**DATA EXTRACT**
┄┄┄┄┄┄┄┄┄┄

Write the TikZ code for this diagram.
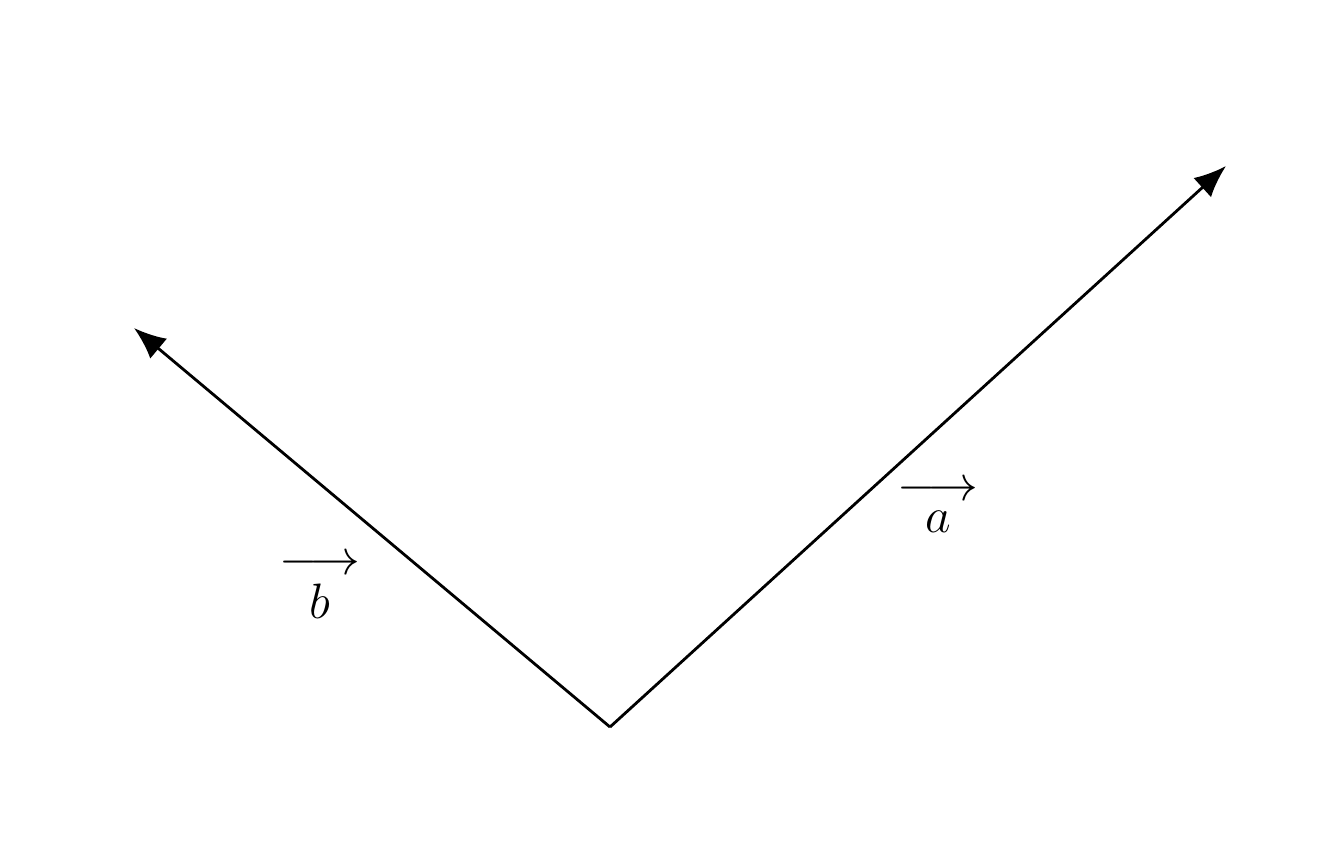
\documentclass[tikz,border=0pt]{standalone}
\usepackage{amsmath}
\usetikzlibrary{arrows.meta}
\begin{document}
\begin{tikzpicture}[x=0.5pt,y=-0.5pt,
  vec/.style={line width=1.4pt,-{Latex[length=16pt,width=13pt]}},
  lbl/.style={font=\fontsize{34}{40}\selectfont}]
\useasboundingbox (0,0) rectangle (1326,847);
\coordinate (O) at (610,727);
\coordinate (A) at (1226,166);
\coordinate (B) at (134,328);
\draw[vec] (O) -- (A);
\draw[vec] (O) -- (B);
\node[lbl] (la) at (938,505) {$\overset{\longrightarrow}{a}$};
\node[lbl] (lb) at (320,585) {$\overset{\longrightarrow}{b}$};
\end{tikzpicture}
\end{document}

┄┄┄┄┄┄┄┄┄┄

**SHORT EXERCISE**
Each line of the data is to be duplicated exactly; pictures stay out of the copy.

**ANSWER FOR THE TASK**
Write the TikZ code for this diagram.
\documentclass[tikz,border=0pt]{standalone}
\usepackage{amsmath}
\usetikzlibrary{arrows.meta}
\begin{document}
\begin{tikzpicture}[x=0.5pt,y=-0.5pt,
  vec/.style={line width=1.4pt,-{Latex[length=16pt,width=13pt]}},
  lbl/.style={font=\fontsize{34}{40}\selectfont}]
\useasboundingbox (0,0) rectangle (1326,847);
\coordinate (O) at (610,727);
\coordinate (A) at (1226,166);
\coordinate (B) at (134,328);
\draw[vec] (O) -- (A);
\draw[vec] (O) -- (B);
\node[lbl] (la) at (938,505) {$\overset{\longrightarrow}{a}$};
\node[lbl] (lb) at (320,585) {$\overset{\longrightarrow}{b}$};
\end{tikzpicture}
\end{document}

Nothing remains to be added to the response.